▶ **Exercise**
Report each line of the data that includes the word "produces".

** Begin Material provided **

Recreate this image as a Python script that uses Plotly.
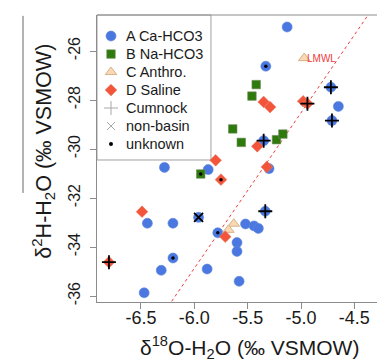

** End Material provided **
** Begin Material provided **

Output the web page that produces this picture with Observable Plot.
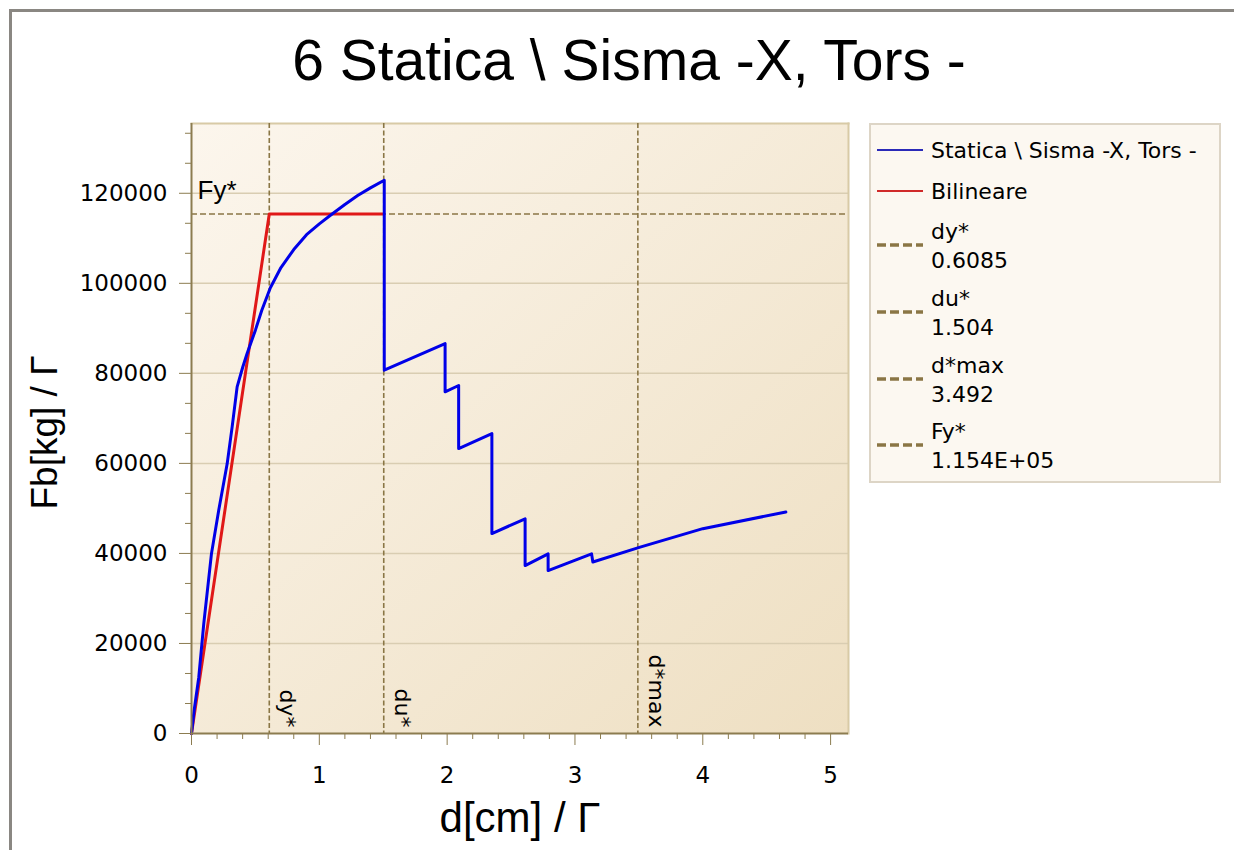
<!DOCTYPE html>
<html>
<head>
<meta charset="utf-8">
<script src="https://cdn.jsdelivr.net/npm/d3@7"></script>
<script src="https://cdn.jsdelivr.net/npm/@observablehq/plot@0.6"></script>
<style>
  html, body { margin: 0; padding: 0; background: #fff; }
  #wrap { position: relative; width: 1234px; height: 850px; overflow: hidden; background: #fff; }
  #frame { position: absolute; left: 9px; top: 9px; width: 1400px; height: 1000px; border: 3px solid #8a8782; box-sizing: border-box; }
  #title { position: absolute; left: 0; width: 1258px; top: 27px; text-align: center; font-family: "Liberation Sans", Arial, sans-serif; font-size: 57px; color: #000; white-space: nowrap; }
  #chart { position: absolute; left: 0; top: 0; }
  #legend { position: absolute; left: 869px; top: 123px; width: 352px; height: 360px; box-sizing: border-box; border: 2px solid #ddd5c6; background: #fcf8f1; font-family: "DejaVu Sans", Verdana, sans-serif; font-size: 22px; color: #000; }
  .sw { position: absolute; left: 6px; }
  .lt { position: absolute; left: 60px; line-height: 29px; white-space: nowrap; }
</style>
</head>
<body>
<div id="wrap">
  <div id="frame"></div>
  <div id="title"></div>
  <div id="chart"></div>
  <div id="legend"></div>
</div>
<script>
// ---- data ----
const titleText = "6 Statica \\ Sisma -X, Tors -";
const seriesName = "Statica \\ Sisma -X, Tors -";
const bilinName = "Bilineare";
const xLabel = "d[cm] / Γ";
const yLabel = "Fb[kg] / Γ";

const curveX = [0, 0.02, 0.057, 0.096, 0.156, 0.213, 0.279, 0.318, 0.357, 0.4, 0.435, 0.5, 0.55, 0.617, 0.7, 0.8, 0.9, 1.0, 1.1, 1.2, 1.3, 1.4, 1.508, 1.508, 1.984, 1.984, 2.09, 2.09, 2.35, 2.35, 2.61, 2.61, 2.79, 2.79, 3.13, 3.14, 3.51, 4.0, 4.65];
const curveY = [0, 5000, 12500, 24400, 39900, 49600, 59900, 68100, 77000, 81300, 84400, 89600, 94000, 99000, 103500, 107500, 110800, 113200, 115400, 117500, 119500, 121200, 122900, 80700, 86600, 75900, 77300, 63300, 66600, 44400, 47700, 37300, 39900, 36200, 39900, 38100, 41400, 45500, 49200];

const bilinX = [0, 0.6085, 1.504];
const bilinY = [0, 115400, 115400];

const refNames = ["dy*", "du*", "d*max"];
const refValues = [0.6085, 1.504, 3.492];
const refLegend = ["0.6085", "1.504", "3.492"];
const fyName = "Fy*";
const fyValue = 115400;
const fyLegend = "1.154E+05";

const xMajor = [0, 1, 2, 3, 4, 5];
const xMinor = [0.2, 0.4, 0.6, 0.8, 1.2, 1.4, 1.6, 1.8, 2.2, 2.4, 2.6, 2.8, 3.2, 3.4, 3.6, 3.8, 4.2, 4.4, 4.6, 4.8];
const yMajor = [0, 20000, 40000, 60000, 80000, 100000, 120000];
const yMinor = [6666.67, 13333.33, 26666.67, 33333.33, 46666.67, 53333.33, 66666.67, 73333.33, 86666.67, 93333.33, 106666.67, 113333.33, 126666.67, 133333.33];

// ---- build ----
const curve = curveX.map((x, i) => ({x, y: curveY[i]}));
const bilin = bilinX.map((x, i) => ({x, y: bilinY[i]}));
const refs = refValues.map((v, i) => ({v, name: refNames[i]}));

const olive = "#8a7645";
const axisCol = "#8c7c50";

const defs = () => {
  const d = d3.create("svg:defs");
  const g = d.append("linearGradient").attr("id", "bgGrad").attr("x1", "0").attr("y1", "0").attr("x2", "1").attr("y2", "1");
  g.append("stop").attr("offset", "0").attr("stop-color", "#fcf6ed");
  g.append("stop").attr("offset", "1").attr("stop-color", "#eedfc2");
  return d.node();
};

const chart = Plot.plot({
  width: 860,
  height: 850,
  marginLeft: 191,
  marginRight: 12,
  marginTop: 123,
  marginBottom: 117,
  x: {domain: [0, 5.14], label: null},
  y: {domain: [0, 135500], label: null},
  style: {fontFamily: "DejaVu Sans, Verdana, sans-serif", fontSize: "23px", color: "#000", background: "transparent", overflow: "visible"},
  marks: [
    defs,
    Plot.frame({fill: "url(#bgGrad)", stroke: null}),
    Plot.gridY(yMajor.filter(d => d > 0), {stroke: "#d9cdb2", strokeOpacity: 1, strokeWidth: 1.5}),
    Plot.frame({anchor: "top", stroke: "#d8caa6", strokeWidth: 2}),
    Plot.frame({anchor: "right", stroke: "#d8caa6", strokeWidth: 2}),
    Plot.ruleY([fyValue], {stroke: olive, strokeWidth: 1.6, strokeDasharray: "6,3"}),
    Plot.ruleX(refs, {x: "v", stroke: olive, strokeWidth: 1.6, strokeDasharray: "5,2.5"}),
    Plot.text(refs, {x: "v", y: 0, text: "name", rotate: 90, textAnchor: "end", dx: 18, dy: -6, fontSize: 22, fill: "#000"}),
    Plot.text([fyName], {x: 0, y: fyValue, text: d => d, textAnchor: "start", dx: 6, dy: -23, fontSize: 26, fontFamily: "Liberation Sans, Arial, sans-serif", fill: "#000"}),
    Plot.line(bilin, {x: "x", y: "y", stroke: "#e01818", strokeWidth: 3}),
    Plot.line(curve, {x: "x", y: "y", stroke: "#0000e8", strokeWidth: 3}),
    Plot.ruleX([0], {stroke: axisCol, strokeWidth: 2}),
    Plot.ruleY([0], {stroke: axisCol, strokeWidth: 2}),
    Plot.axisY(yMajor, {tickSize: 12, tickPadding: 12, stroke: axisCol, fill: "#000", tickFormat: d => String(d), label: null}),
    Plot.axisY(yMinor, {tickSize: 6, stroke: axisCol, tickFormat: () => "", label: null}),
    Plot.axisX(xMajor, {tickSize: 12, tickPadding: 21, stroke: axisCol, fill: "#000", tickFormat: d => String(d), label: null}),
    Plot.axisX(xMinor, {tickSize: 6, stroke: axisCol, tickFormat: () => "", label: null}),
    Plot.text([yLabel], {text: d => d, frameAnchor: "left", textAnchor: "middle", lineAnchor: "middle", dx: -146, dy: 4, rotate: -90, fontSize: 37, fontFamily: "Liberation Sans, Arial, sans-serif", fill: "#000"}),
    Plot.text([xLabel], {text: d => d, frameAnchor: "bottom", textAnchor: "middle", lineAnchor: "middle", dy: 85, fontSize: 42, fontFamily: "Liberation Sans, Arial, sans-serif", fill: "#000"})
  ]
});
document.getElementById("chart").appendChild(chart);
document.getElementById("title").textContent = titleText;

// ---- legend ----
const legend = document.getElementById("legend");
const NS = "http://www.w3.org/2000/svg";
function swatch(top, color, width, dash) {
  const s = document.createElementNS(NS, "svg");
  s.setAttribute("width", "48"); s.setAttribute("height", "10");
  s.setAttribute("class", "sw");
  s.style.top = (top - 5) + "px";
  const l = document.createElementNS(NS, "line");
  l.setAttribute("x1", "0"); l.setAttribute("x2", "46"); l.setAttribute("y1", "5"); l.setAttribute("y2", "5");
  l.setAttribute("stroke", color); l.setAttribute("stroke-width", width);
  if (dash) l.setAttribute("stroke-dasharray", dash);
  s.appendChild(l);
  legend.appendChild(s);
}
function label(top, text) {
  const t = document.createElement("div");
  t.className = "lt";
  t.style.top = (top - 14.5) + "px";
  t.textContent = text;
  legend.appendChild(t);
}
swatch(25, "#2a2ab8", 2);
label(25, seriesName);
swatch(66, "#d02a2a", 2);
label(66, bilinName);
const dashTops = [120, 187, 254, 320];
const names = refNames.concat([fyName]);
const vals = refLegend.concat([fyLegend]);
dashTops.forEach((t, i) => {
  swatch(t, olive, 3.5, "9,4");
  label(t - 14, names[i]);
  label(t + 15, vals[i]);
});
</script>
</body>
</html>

** End Material provided **
** Begin Material provided **

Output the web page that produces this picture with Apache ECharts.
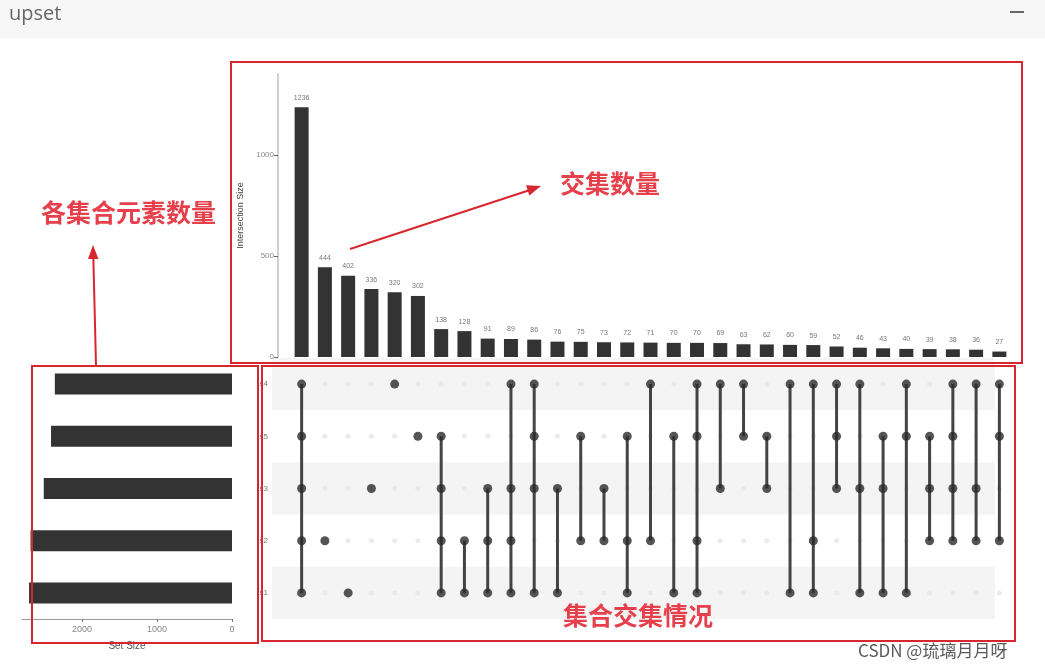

** End Material provided **

▶ **Solution for this task**
Output the web page that produces this picture with Observable Plot.
Output the web page that produces this picture with Apache ECharts.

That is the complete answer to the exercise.